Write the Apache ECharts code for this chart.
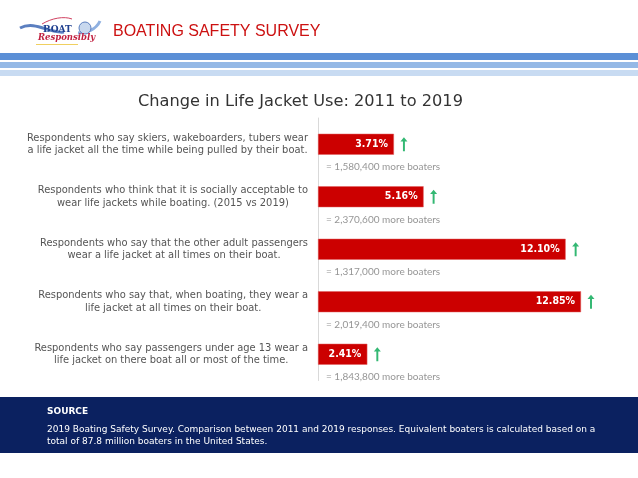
<!DOCTYPE html>
<html><head><meta charset="utf-8">
<script src="https://cdn.jsdelivr.net/npm/echarts@6/dist/echarts.min.js"></script>
<style>html,body{margin:0;padding:0;background:#fff}#c{width:638px;height:478px}</style>
</head><body><div id="c"></div>
<script>
const categories = [
  "Respondents who say skiers, wakeboarders, tubers wear\na life jacket all the time while being pulled by their boat.",
  "Respondents who think that it is socially acceptable to\nwear life jackets while boating. (2015 vs 2019)",
  "Respondents who say that the other adult passengers\nwear a life jacket at all times on their boat.",
  "Respondents who say that, when boating, they wear a\nlife jacket at all times on their boat.",
  "Respondents who say passengers under age 13 wear a\nlife jacket on there boat all or most of the time."
];
const changePct = [3.71, 5.16, 12.10, 12.85, 2.41];
const moreBoaters = ["1,580,400", "2,370,600", "1,317,000", "2,019,400", "1,843,800"];

const chart = echarts.init(document.getElementById('c'), null, {renderer: 'canvas'});
const arrowPath = 'path://M5,0 L10,6 L6.4,6 L6.4,20 L3.6,20 L3.6,6 L0,6 Z';

chart.setOption({
  animation: false,
  backgroundColor: '#ffffff',
  title: {
    text: 'Change in Life Jacket Use: 2011 to 2019',
    left: 133, top: 89,
    textStyle: {fontFamily: 'DejaVu Sans', fontSize: 16.2, fontWeight: 'normal', color: '#333333'}
  },
  grid: {left: 318, right: 13, top: 118, height: 262.5},
  xAxis: {type: 'value', min: 0, max: 15, show: false},
  yAxis: {
    type: 'category', inverse: true, data: categories,
    axisLine: {show: true, lineStyle: {color: '#d9d9d9', width: 1}},
    axisTick: {show: false},
    axisLabel: {
      margin: 10, align: 'right',
      formatter: function (v) { return v.split('\n').map(s => '{c|' + s + '}').join('\n'); },
      rich: {c: {align: 'center', fontFamily: 'DejaVu Sans Condensed', fontSize: 11, color: '#555555', lineHeight: 12.5}}
    }
  },
  series: [
    {
      type: 'bar', data: changePct, barWidth: 21,
      itemStyle: {color: '#cc0000', borderColor: '#e06060', borderWidth: 0.5},
      label: {
        show: true, position: 'insideRight', distance: 6,
        formatter: p => p.value.toFixed(2) + '%',
        color: '#ffffff', fontFamily: 'DejaVu Sans Condensed', fontWeight: 'bold', fontSize: 10.5
      }
    },
    {
      type: 'scatter', data: changePct.map((v, i) => [v, i]),
      symbol: arrowPath, symbolSize: [7, 14], symbolOffset: [10, 0],
      itemStyle: {color: '#00a650'}, silent: true, z: 5
    },
    {
      type: 'scatter', data: moreBoaters.map((v, i) => [0, i]),
      symbolSize: 0, silent: true,
      label: {
        show: true, position: 'right', offset: [3, 23],
        formatter: p => '= ' + moreBoaters[p.dataIndex] + ' more boaters',
        fontFamily: 'Lato', fontSize: 10, color: '#7a7a7a'
      }
    }
  ],
  graphic: [
    {type: 'rect', shape: {x: 0, y: 53, width: 638, height: 7}, style: {fill: '#5b8fd6'}},
    {type: 'rect', shape: {x: 0, y: 62, width: 638, height: 6}, style: {fill: '#95b9e6'}},
    {type: 'rect', shape: {x: 0, y: 70, width: 638, height: 6}, style: {fill: '#c8dbf2'}},
    {type: 'text', left: 113, top: 24, style: {text: 'BOATING SAFETY SURVEY', fontFamily: 'Liberation Sans', fontSize: 16, fill: '#cc1111'}},
    // logo approximation
    {type: 'bezierCurve', shape: {x1: 20, y1: 28, x2: 64, y2: 32, cpx1: 35, cpy1: 20, cpx2: 50, cpy2: 34}, style: {stroke: '#5b7fc0', lineWidth: 3}},
    {type: 'bezierCurve', shape: {x1: 42, y1: 24, x2: 72, y2: 19, cpx1: 52, cpy1: 18, cpx2: 64, cpy2: 16}, style: {stroke: '#d04060', lineWidth: 1}},
    {type: 'bezierCurve', shape: {x1: 78, y1: 33, x2: 100, y2: 21, cpx1: 86, cpy1: 33, cpx2: 96, cpy2: 30}, style: {stroke: '#8fb0e0', lineWidth: 3}},
    {type: 'circle', shape: {cx: 85, cy: 28, r: 6}, style: {fill: '#c8d8ee', stroke: '#5b7fc0', lineWidth: 1}},
    {type: 'text', left: 43, top: 25, style: {text: 'BOAT', fontFamily: 'DejaVu Serif', fontWeight: 'bold', fontSize: 9, fill: '#1f3f8f'}},
    {type: 'text', left: 38, top: 33, style: {text: 'Responsibly', fontFamily: 'DejaVu Serif', fontStyle: 'italic', fontWeight: 'bold', fontSize: 8.5, fill: '#c02040'}},
    {type: 'rect', shape: {x: 36, y: 44, width: 42, height: 1}, style: {fill: '#f0d060'}},
    // footer
    {type: 'rect', shape: {x: 0, y: 397, width: 638, height: 56}, style: {fill: '#0b2160'}},
    {type: 'text', left: 47, top: 407, style: {text: 'SOURCE', fontFamily: 'DejaVu Sans', fontWeight: 'bold', fontSize: 9, fill: '#ffffff'}},
    {type: 'text', left: 47, top: 423, style: {text: '2019 Boating Safety Survey. Comparison between 2011 and 2019 responses. Equivalent boaters is calculated based on a\ntotal of 87.8 million boaters in the United States.', fontFamily: 'DejaVu Sans', fontSize: 9, lineHeight: 12.5, fill: '#ffffff'}}
  ]
});
</script>
</body></html>
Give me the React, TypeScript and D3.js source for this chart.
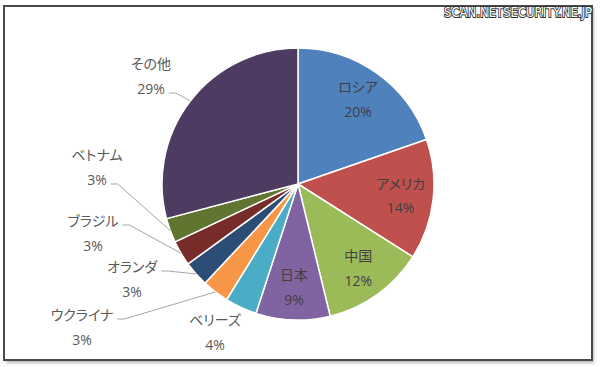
import { useEffect, useRef } from 'react'
import * as d3 from 'd3'

// ─── Data ─────────────────────────────────────────────────────────────────────

const countries = ['ロシア', 'アメリカ', '中国', '日本', 'ベリーズ', 'ウクライナ', 'オランダ', 'ブラジル', 'ベトナム', 'その他']
const shares = [19.7, 14.3, 12.2, 8.8, 3.8, 3.2, 3.0, 3.0, 2.9, 29.1]
const colors = ['#4F81BD', '#C0504D', '#9BBB59', '#8064A2', '#4BACC6', '#F79646', '#2C4D75', '#772C2A', '#5F7530', '#4D3B62']

// outside label placement (offset of label centre from pie centre), leader row
const outsideLabels: Record<number, { dx: number; dy: number; row: number | null }> = {
  4: { dx: -83, dy: 136, row: null },
  5: { dx: -216, dy: 131, row: 0 },
  6: { dx: -166, dy: 83, row: 0 },
  7: { dx: -205, dy: 37, row: 0 },
  8: { dx: -201, dy: -29, row: 1 },
  9: { dx: -147, dy: -120, row: 1 },
}

// ─── Constants ────────────────────────────────────────────────────────────────

const W = 600
const H = 367
const CX = 298
const CY = 184
const R = 136
const LINE_GAP = 25
const FONT = '"Open Sans", "Noto Sans CJK JP", sans-serif'

export default function App() {
  const svgRef = useRef<SVGSVGElement>(null)

  useEffect(() => {
    if (!svgRef.current) return
    const svg = d3.select(svgRef.current)
    svg.selectAll('*').remove()

    // frame + shadow
    const defs = svg.append('defs')
    defs.append('filter').attr('id', 'shadow')
      .append('feGaussianBlur').attr('stdDeviation', 1.5)
    svg.append('rect')
      .attr('x', 6).attr('y', 8).attr('width', 588).attr('height', 355)
      .attr('fill', '#b5b5b5').attr('filter', 'url(#shadow)')
    svg.append('rect')
      .attr('x', 4).attr('y', 6).attr('width', 588).attr('height', 354)
      .attr('fill', '#fff').attr('stroke', '#4a4a4a').attr('stroke-width', 2)

    const g = svg.append('g').attr('transform', `translate(${CX},${CY})`)

    const pie = d3.pie<number>().sort(null).value((d) => d)
    const arcs = pie(shares)
    const arc = d3.arc<d3.PieArcDatum<number>>().innerRadius(0).outerRadius(R)
    const labelArc = d3.arc<d3.PieArcDatum<number>>().innerRadius(R * 0.76).outerRadius(R * 0.76)
    const edgeArc = d3.arc<d3.PieArcDatum<number>>().innerRadius(R).outerRadius(R)

    g.selectAll('path.slice').data(arcs).join('path')
      .attr('class', 'slice')
      .attr('d', arc)
      .attr('fill', (_, i) => colors[i])
      .attr('stroke', '#fff')
      .attr('stroke-width', 1.5)

    const addLabel = (x: number, y: number, i: number, color: string) => {
      const lines = [countries[i], `${Math.round(shares[i])}%`]
      return lines.map((txt, k) =>
        g.append('text')
          .attr('x', x).attr('y', y + k * LINE_GAP + 5)
          .attr('text-anchor', 'middle')
          .attr('font-family', FONT)
          .attr('font-size', 14)
          .style('font-feature-settings', '"palt"')
          .attr('fill', color)
          .text(txt),
      )
    }

    arcs.forEach((a, i) => {
      const out = outsideLabels[i]
      if (!out) {
        const [x, y] = labelArc.centroid(a)
        addLabel(x, y - LINE_GAP / 2, i, '#404040')
        return
      }
      const texts = addLabel(out.dx, out.dy, i, '#595959')
      if (out.row === null) return
      const tw = (texts[out.row].node() as SVGTextElement).getComputedTextLength()
      const sx = out.dx + tw / 2 + 4
      const sy = out.dy + out.row * LINE_GAP + 4
      const [ex, ey] = edgeArc.centroid(a)
      g.append('polyline')
        .attr('points', `${sx},${sy} ${sx + 7},${sy} ${ex},${ey}`)
        .attr('fill', 'none')
        .attr('stroke', '#a6a6a6')
        .attr('stroke-width', 1)
    })

    // watermark
    svg.append('text')
      .attr('x', 592).attr('y', 17)
      .attr('text-anchor', 'end')
      .attr('font-family', '"DejaVu Sans", sans-serif')
      .attr('font-size', 14)
      .attr('textLength', 148)
      .attr('lengthAdjust', 'spacingAndGlyphs')
      .attr('fill', '#fff')
      .attr('stroke', '#333')
      .attr('stroke-width', 2)
      .attr('paint-order', 'stroke')
      .text('SCAN.NETSECURITY.NE.JP')
  }, [])

  return (
    <svg
      ref={svgRef}
      width={W}
      height={H}
      style={{ position: 'absolute', left: 0, top: 0, background: '#fff' }}
    />
  )
}
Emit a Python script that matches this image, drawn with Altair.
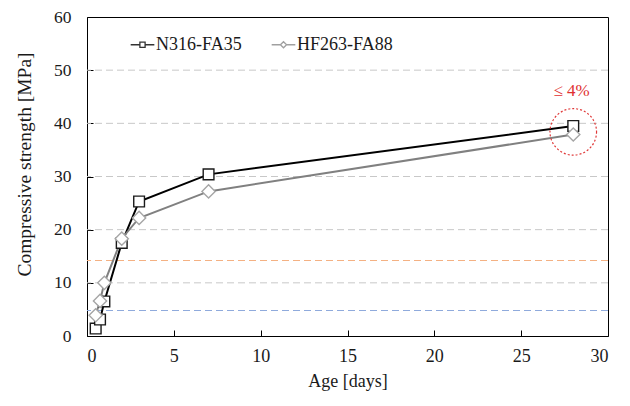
import altair as alt
import pandas as pd

# ---- data ----
days = [0.5, 0.75, 1, 2, 3, 7, 28]
n316 = [1.4, 3.1, 6.5, 17.5, 25.3, 30.4, 39.5]
hf263 = [3.9, 6.6, 10.0, 18.3, 22.2, 27.2, 37.9]
series_names = ["N316-FA35", "HF263-FA88"]
line_colors = ["#000000", "#808080"]
marker_colors = ["#1a1a1a", "#a6a6a6"]
grid_values = [10, 20, 30, 40, 50]
ref_values = [14.2, 4.8]
ref_colors = ["#F4B183", "#8FAADC"]
x_ticks = [0, 5, 10, 15, 20, 25, 30]
y_ticks = [0, 10, 20, 30, 40, 50, 60]
note_circle_x = [28]
note_circle_y = [38.4]
note_text_x = [27.9]
note_text_y = [46.0]
note_text = ["≤ 4%"]

FONT = "'Liberation Serif', 'Times New Roman', Times, serif"

df = pd.DataFrame({
    "day": days + days,
    "strength": n316 + hf263,
    "series": [series_names[0]] * len(days) + [series_names[1]] * len(days),
})
grid_df = pd.DataFrame({"v": grid_values})
ref_df = pd.DataFrame({"v": ref_values, "c": ref_colors})
note_df = pd.DataFrame({"xc": note_circle_x, "yc": note_circle_y,
                        "xt": note_text_x, "yt": note_text_y, "t": note_text})

xscale = alt.Scale(domain=[0, 30], nice=False, zero=False)
yscale = alt.Scale(domain=[0, 60], nice=False)

x_enc = alt.X("day:Q", scale=xscale, axis=alt.Axis(
    values=x_ticks, title="Age [days]", grid=False, tickSize=alt.ExprRef(expr="-6"),
    labelPadding=17, titlePadding=7, domain=False))
y_enc = alt.Y("strength:Q", scale=yscale, axis=alt.Axis(
    values=y_ticks, title="Compressive strength [MPa]", grid=False,
    tickSize=alt.ExprRef(expr="-6"), labelPadding=22, domain=False, labelFontSize=17.5,
    titleX=-63, titleY=147, titleAlign="center", titleBaseline="middle",
    titleFontSize=19.5))

base = alt.Chart(df)

grid = alt.Chart(grid_df).mark_rule(color="#c8c8c8", strokeDash=[7, 4], strokeWidth=1).encode(
    y=alt.Y("v:Q", scale=yscale))
refs = alt.Chart(ref_df).mark_rule(strokeDash=[7, 4], strokeWidth=1.2).encode(
    y=alt.Y("v:Q", scale=yscale), color=alt.Color("c:N", scale=None))

layers = [grid, refs]
shapes = ["square", "diamond"]
sizes = [115, 175]
for i, name in enumerate(series_names):
    sub = base.transform_filter(alt.datum.series == name)
    layers.append(sub.mark_line(color=line_colors[i], strokeWidth=2).encode(x=x_enc, y=y_enc))
for i, name in enumerate(series_names):
    sub = base.transform_filter(alt.datum.series == name)
    layers.append(sub.mark_point(shape=shapes[i], size=sizes[i], filled=True, fill="white",
                                 stroke=marker_colors[i], strokeWidth=1.4, opacity=1)
                  .encode(x=x_enc, y=y_enc))

# legend-only layer (no data drawn), symbols are line stubs with a marker
sq_path = "M-1,0H-0.22M0.22,0H1M-0.22,-0.22H0.22V0.22H-0.22Z"
di_path = "M-1,0H-0.26M0.26,0H1M-0.26,0L0,-0.26L0.26,0L0,0.26Z"
leg = alt.Legend(title=None, orient="none", legendX=43, legendY=15, direction="horizontal",
                 labelFont=FONT, labelFontSize=18, labelColor="#1a1a1a", symbolSize=560,
                 symbolStrokeWidth=1.3, symbolFillColor="white", symbolOpacity=1,
                 columnPadding=27, labelOffset=1, padding=0)
legend_layer = base.transform_filter("false").mark_point(filled=False).encode(
    x=x_enc, y=y_enc,
    shape=alt.Shape("series:N", scale=alt.Scale(domain=series_names, range=[sq_path, di_path]), legend=leg),
    color=alt.Color("series:N", scale=alt.Scale(domain=series_names, range=["#333333", "#a0a0a0"]), legend=leg),
)
layers.append(legend_layer)

circle = alt.Chart(note_df).mark_point(shape="circle", size=2170, filled=False, color="#e03838",
                                      strokeDash=[2, 2], strokeWidth=1.2, opacity=1).encode(
    x=alt.X("xc:Q", scale=xscale), y=alt.Y("yc:Q", scale=yscale))
note = alt.Chart(note_df).mark_text(font=FONT, fontSize=17, color="#e03030").encode(
    x=alt.X("xt:Q", scale=xscale), y=alt.Y("yt:Q", scale=yscale), text="t:N")
layers += [circle, note]

chart = alt.layer(*layers).properties(
    width=521, height=319,
    autosize=alt.AutoSizeParams(type="none"),
    padding={"left": 79, "top": 9, "right": 14, "bottom": 70},
).configure_view(stroke="#000000", strokeWidth=1).configure_axis(
    labelFont=FONT, labelFontSize=18, labelColor="#1a1a1a",
    titleFont=FONT, titleFontSize=18, titleFontWeight="normal", titleColor="#1a1a1a",
    tickColor="#000000", tickWidth=1,
)

chart.save("out.html", embed_options={"renderer": "svg", "actions": False})
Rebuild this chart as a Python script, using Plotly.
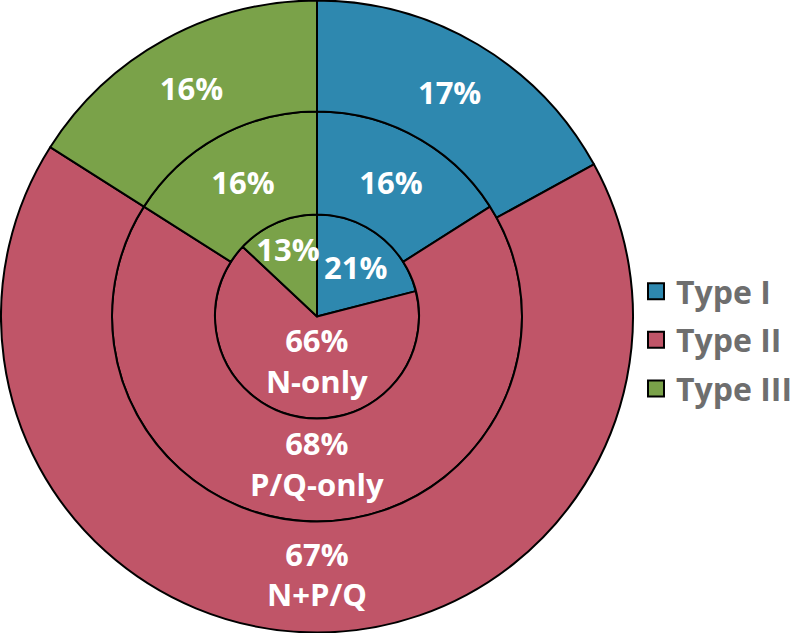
import plotly.graph_objects as go

# Data
types = ['Type I', 'Type II', 'Type III']
n_only = [21, 66, 13]
pq_only = [16, 68, 16]
n_pq = [17, 67, 16]
ring_names = ['N-only', 'P/Q-only', 'N+P/Q']

colors = ['#2E88AF', '#C05568', '#7AA249']
W, H = 800, 633
cx, cy = 317, 316.5
radii = [102, 205, 316]


def ring_domain(r):
    return dict(x=[(cx - r) / W, (cx + r) / W], y=[(cy - r) / H, (cy + r) / H])


def slice_text(values, name):
    # main slice (Type II) also carries the ring name
    return [f'{v}%' if t != 'Type II' else f'{v}%<br>{name}' for v, t in zip(values, types)]


fig = go.Figure(layout=go.Layout(width=W, height=H))

rings = [n_only, pq_only, n_pq]
holes = [0, radii[0] / radii[1], radii[1] / radii[2]]

for values, name, r, hole in zip(rings, ring_names, radii, holes):
    fig.add_trace(go.Pie(
        labels=types, values=values, text=slice_text(values, name),
        textinfo='text', textposition='inside', insidetextorientation='horizontal',
        sort=False, direction='clockwise', rotation=0, hole=hole,
        domain=ring_domain(r),
        marker=dict(colors=colors, line=dict(color='black', width=2)),
        textfont=dict(family='Open Sans', size=31, color='white', weight='bold'),
        hoverinfo='label+percent+name', name=name, showlegend=False,
    ))

# Legend entries with bigger square swatches
for t, c in zip(types, colors):
    fig.add_trace(go.Scatter(
        x=[None], y=[None], mode='markers', name=t, legendgroup=t,
        marker=dict(symbol='square', size=22, color=c, line=dict(color='black', width=2)),
    ))

fig.update_layout(
    margin=dict(l=0, r=0, t=0, b=0),
    paper_bgcolor='white',
    plot_bgcolor='white',
    xaxis=dict(visible=False),
    yaxis=dict(visible=False),
    showlegend=True,
    legend=dict(x=0.795, y=0.463, xanchor='left', yanchor='middle',
                font=dict(family='Open Sans', size=32, color='#6E6E6E', weight='bold'),
                traceorder='grouped', tracegroupgap=4, itemwidth=30),
    # keep every slice label at full size, even in the narrow slices
    uniformtext=dict(minsize=31, mode='show'),
)

# Page body margin off so the chart sits at the window's top-left corner
fig.write_html('out.html', config={'displayModeBar': False},
               post_script="document.body.style.margin='0';")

************

Give again, word for word, the part that opens with the line containing "Emit a Python" and closes with the one containing "yscale = alt.Scale(domain=[0, 60], nice=False)". Include both of those lines and skip all pictures.

Emit a Python script that matches this image, drawn with Altair.
import altair as alt
import pandas as pd

# ---- data ----
days = [0.5, 0.75, 1, 2, 3, 7, 28]
n316 = [1.4, 3.1, 6.5, 17.5, 25.3, 30.4, 39.5]
hf263 = [3.9, 6.6, 10.0, 18.3, 22.2, 27.2, 37.9]
series_names = ["N316-FA35", "HF263-FA88"]
line_colors = ["#000000", "#808080"]
marker_colors = ["#1a1a1a", "#a6a6a6"]
grid_values = [10, 20, 30, 40, 50]
ref_values = [14.2, 4.8]
ref_colors = ["#F4B183", "#8FAADC"]
x_ticks = [0, 5, 10, 15, 20, 25, 30]
y_ticks = [0, 10, 20, 30, 40, 50, 60]
note_circle_x = [28]
note_circle_y = [38.4]
note_text_x = [27.9]
note_text_y = [46.0]
note_text = ["≤ 4%"]

FONT = "'Liberation Serif', 'Times New Roman', Times, serif"

df = pd.DataFrame({
    "day": days + days,
    "strength": n316 + hf263,
    "series": [series_names[0]] * len(days) + [series_names[1]] * len(days),
})
grid_df = pd.DataFrame({"v": grid_values})
ref_df = pd.DataFrame({"v": ref_values, "c": ref_colors})
note_df = pd.DataFrame({"xc": note_circle_x, "yc": note_circle_y,
                        "xt": note_text_x, "yt": note_text_y, "t": note_text})

xscale = alt.Scale(domain=[0, 30], nice=False, zero=False)
yscale = alt.Scale(domain=[0, 60], nice=False)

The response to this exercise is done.